The booklet The Dark of the War in Hellbound: The Blood War reveals that when Orcus was either deposed or slain by Kiaransalee, his wand was locked away in Agathion, the fourth layer of Pandemonium. Game statistics for the aspect of Orcus in the Miniatures Handbook (2003) on pages 53–54 state that the aspect "wields a weaker version of Orcus's famous wand". Dungeons & Dragons 4th Edition for Dummies describes the Wand of Orcus as being part of what makes Orcus "the most monstrous evil in the game".

==Creation==
The adventure Dead Gods provides the backstory for how Orcus created the wand. Long ago, he trapped the spirit of a mighty hero named Anarchocles within a circlet of control for a skeleton warrior, and safeguarded the item to keep it from being used against him. When Anarchocles died, Orcus removed the skull from his destroyed corpse, and placed it on the end of a long iron scepter, infusing it with some of Orcus's own essence, thus creating the Wand of Orcus. A character wearing the circlet can see through the eyes of the skull when within a few hundred feet. If the circlet is touched to the skull, both the circlet and the wand turn to dust. Anarchocles is aware of what happens outside the circlet, and if he senses that the wand is near, he will force the characters to touch the circlet to the skull, thus destroying both items and granting Anarchocles eternal rest. If the player characters are able to restore the memories of the drow Erehe, he can tell them how Kiaransalee brought him and the drow Kestod to a cavern in a secluded area of Agathion.

The player characters can find the wand in Agathion, in the Reliquary, the central cavern of a complex of caves, protected by invisible barriers. The wand is still intelligent and extraordinarily powerful despite being weakened since the death of Orcus, and created the maze of caverns that stretch outward from this cavern hoping that it might be found. The wand can be found sitting upon a pedestal in the center of the cavern. Any character that makes the conscious choice to touch the circlet to the skull is destroyed along with the items, unless he concentrates on controlling the wand before touching it. Anarchocles feels an insane sense of revenge for his imprisonment, and wants to kill anyone he can, especially anyone in possession of the circlet. If the characters find the wand but are not in possession of the circlet, they can send the wand away either by using great magic, or they can accomplish the same feat if one of the characters sacrifices his own life to reactivate the wand's ability to shift from one plane to another. Tenebrous is being eaten up from the inside by the power of the Last Word, so he will die if he doesn't find the Wand of Orcus in Agathion, assuming the characters destroyed the wand or sent it away.
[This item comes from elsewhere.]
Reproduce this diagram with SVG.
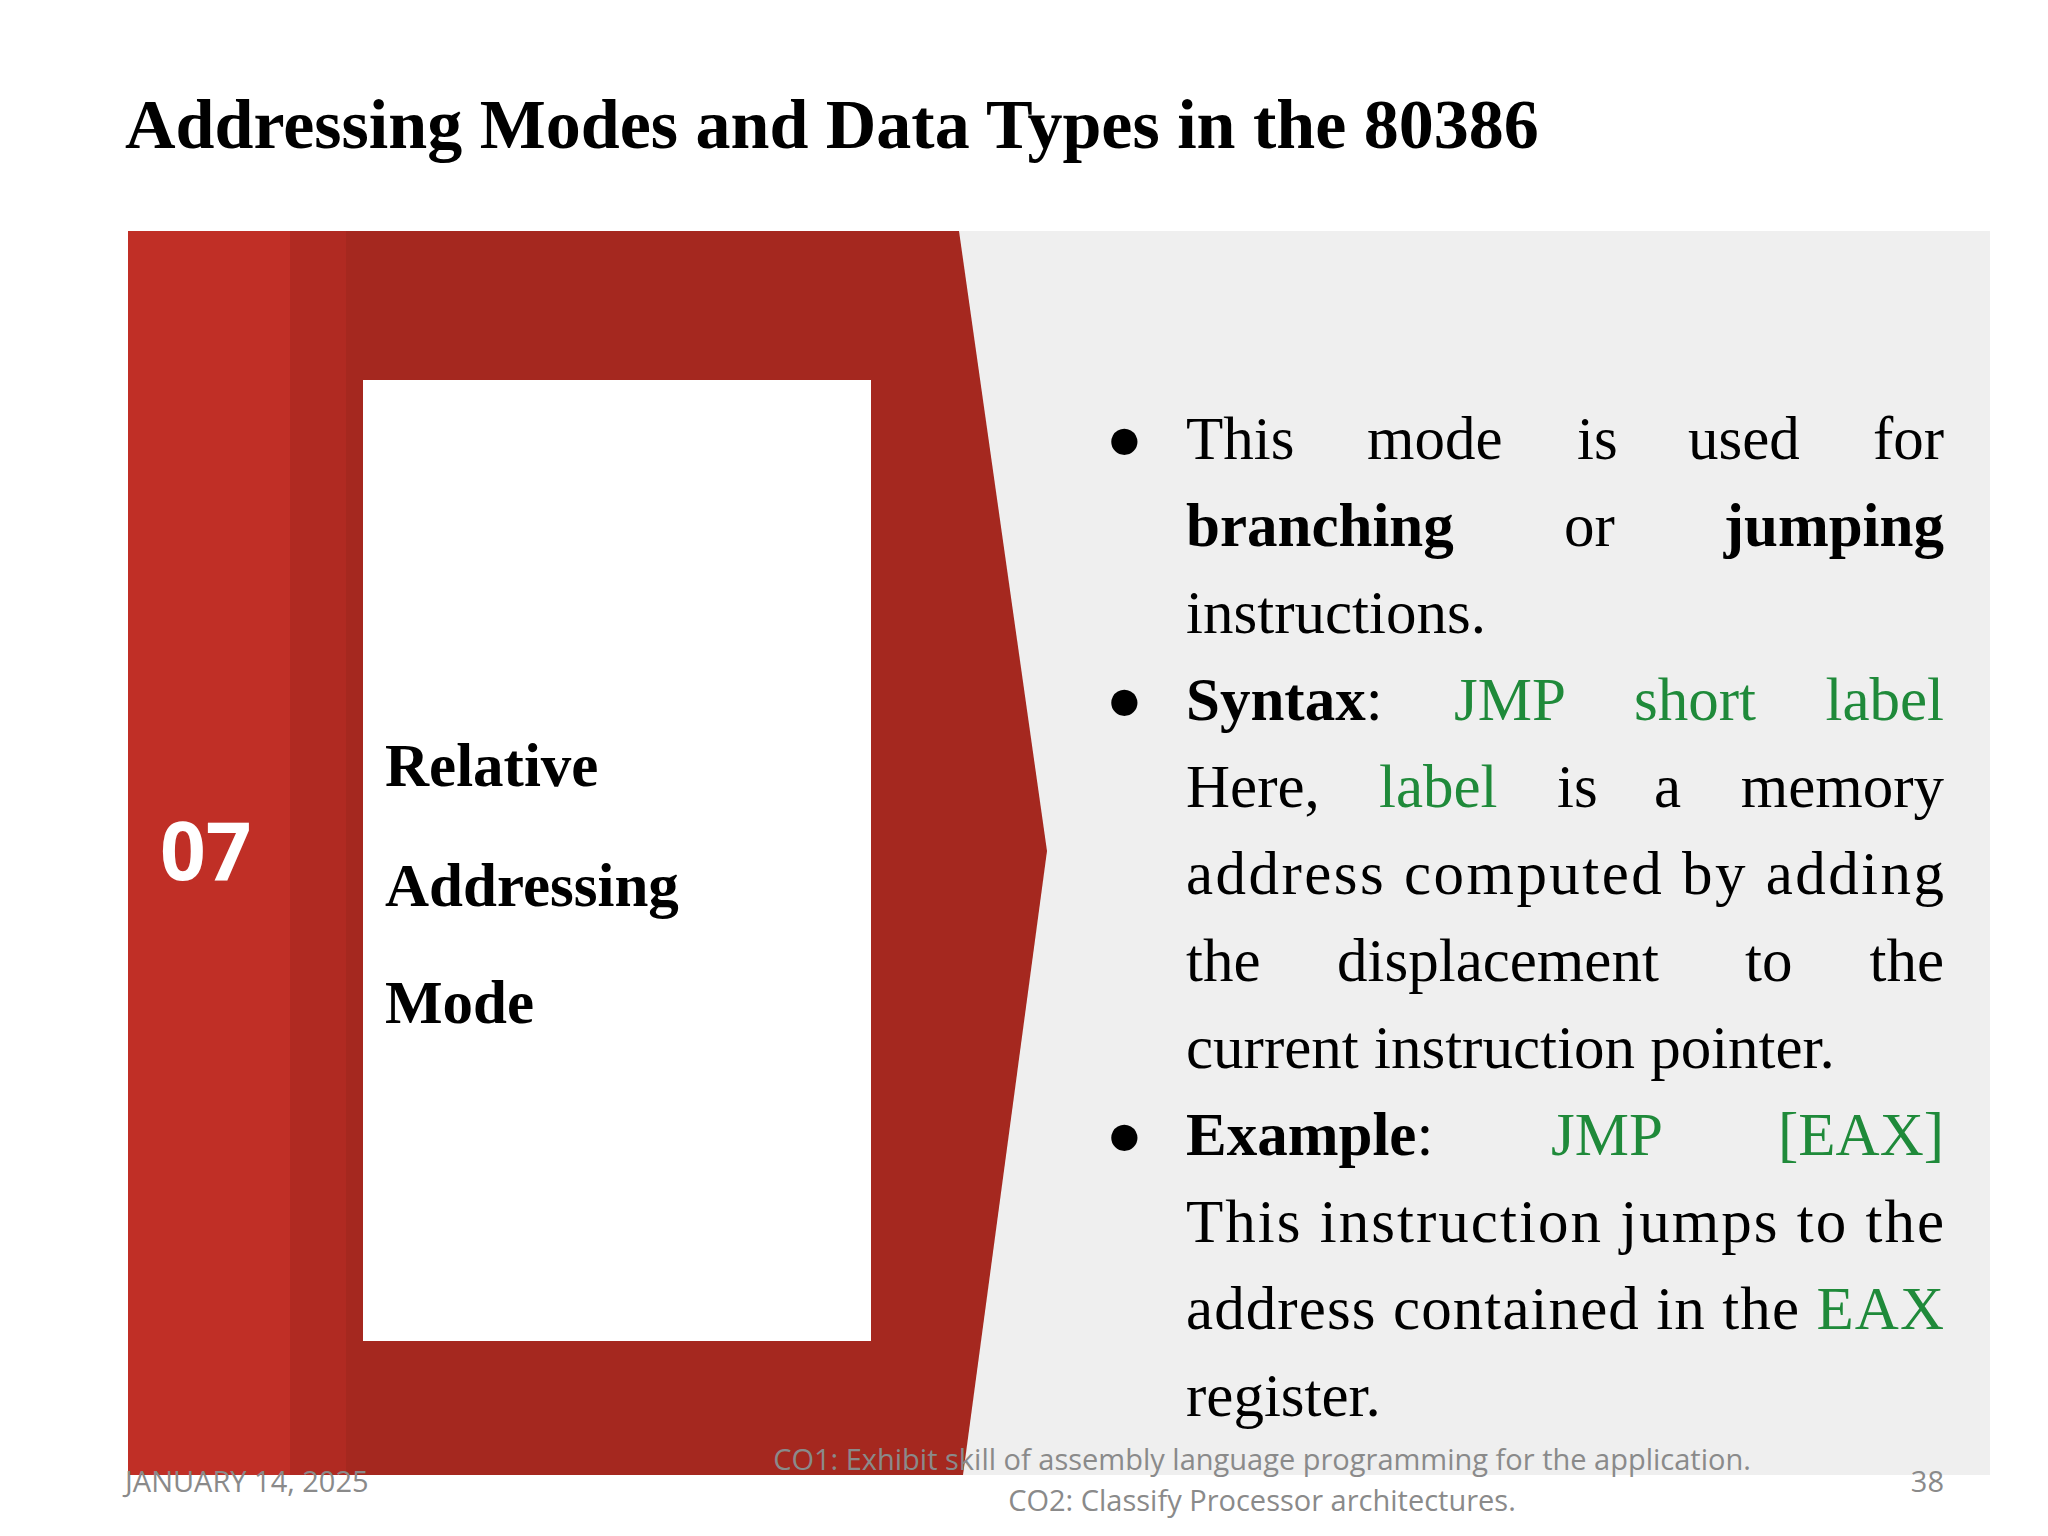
<svg xmlns="http://www.w3.org/2000/svg" width="2048" height="1536" viewBox="0 0 2048 1536">
<style>
.s{font-family:"Liberation Serif","Times New Roman",serif;font-size:61px;fill:#000}
.b{font-weight:bold}
.g{fill:#1F8A3A}
.f{font-family:"Open Sans","Liberation Sans",sans-serif;font-size:29px;fill:#8a8a8a}
</style>
<rect width="2048" height="1536" fill="#fff"/>
<text x="125" y="148" font-family="Liberation Serif,serif" font-weight="bold" font-size="70">Addressing Modes and Data Types in the 80386</text>
<rect x="959" y="231" width="1031" height="1244" fill="#efefef"/>
<g id="banner">
<polygon points="346,231 959,231 1047,851 963,1475 346,1475" fill="#A5281F"/>
<rect x="128" y="231" width="162" height="1244" fill="#C02F26"/>
<rect x="290" y="231" width="56" height="1244" fill="#B02A22"/>
<text x="160" y="880" font-family="Open Sans,Liberation Sans,sans-serif" font-weight="bold" font-size="80" fill="#fff">07</text>
</g>
<g id="titlebox">
<rect x="363" y="380" width="508" height="961" fill="#fff"/>
<text class="s b" font-size="82" x="385" y="786">Relative</text>
<text class="s b" font-size="82" x="385" y="906">Addressing</text>
<text class="s b" font-size="82" x="385" y="1023">Mode</text>
</g>
<g id="content" class="s">
<text class="s" x="1106" y="459" font-size="50">●</text>
<text class="s" x="1106" y="720" font-size="50">●</text>
<text class="s" x="1106" y="1155" font-size="50">●</text>
<text class="s" y="459"><tspan x="1186">This</tspan><tspan x="1367">mode</tspan><tspan x="1577">is</tspan><tspan x="1688">used</tspan><tspan x="1873">for</tspan></text>
<text class="s" y="546"><tspan x="1186" class="b">branching</tspan><tspan x="1564">or</tspan><tspan x="1944" text-anchor="end" class="b">jumping</tspan></text>
<text class="s" x="1186" y="633">instructions.</text>
<text class="s" y="720"><tspan x="1186" class="b">Syntax</tspan><tspan>:</tspan><tspan x="1454" class="g">JMP</tspan><tspan x="1634" class="g">short</tspan><tspan x="1944" text-anchor="end" class="g">label</tspan></text>
<text class="s" y="807"><tspan x="1186">Here,</tspan><tspan x="1379" class="g">label</tspan><tspan x="1557">is</tspan><tspan x="1654">a</tspan><tspan x="1944" text-anchor="end">memory</tspan></text>
<text class="s" x="1186" y="894" textLength="758" lengthAdjust="spacing">address computed by adding</text>
<text class="s" y="981"><tspan x="1186">the</tspan><tspan x="1337">displacement</tspan><tspan x="1745">to</tspan><tspan x="1944" text-anchor="end">the</tspan></text>
<text class="s" x="1186" y="1068">current instruction pointer.</text>
<text class="s" y="1155"><tspan x="1186" class="b">Example</tspan><tspan>:</tspan><tspan x="1551" class="g">JMP</tspan><tspan x="1944" text-anchor="end" class="g">[EAX]</tspan></text>
<text class="s" x="1186" y="1242" textLength="758" lengthAdjust="spacing">This instruction jumps to the</text>
<text class="s" x="1186" y="1329" textLength="758" lengthAdjust="spacing">address contained in the <tspan class="g">EAX</tspan></text>
<text class="s" x="1186" y="1416">register.</text>
</g>
<g id="footer" class="f">
<text class="f" x="125" y="1492">JANUARY 14, 2025</text>
<text class="f" x="1262" y="1470" text-anchor="middle">CO1: Exhibit skill of assembly language programming for the application.</text>
<text class="f" x="1262" y="1511" text-anchor="middle">CO2: Classify Processor architectures.</text>
<text class="f" x="1944" y="1492" text-anchor="end">38</text>
</g>
</svg>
According to the fourth edition Monster Manual, some legends say that the skull atop the wand "once belonged to a god of virtue and chivalry who dared challenge Orcus in battle" while other legends identify it as the skull of a human hero, implying that it was magically enlarged to its current size; regardless, the goodness that once resided in this skull has been warped and perverted to monstrous evil.

==In other media==
The depiction of the Wand of Orcus in the Monster Manual was used by Richard Garfield in the development phase of his trading card game Magic: The Gathering for the prototype of the Rod of Ruin card.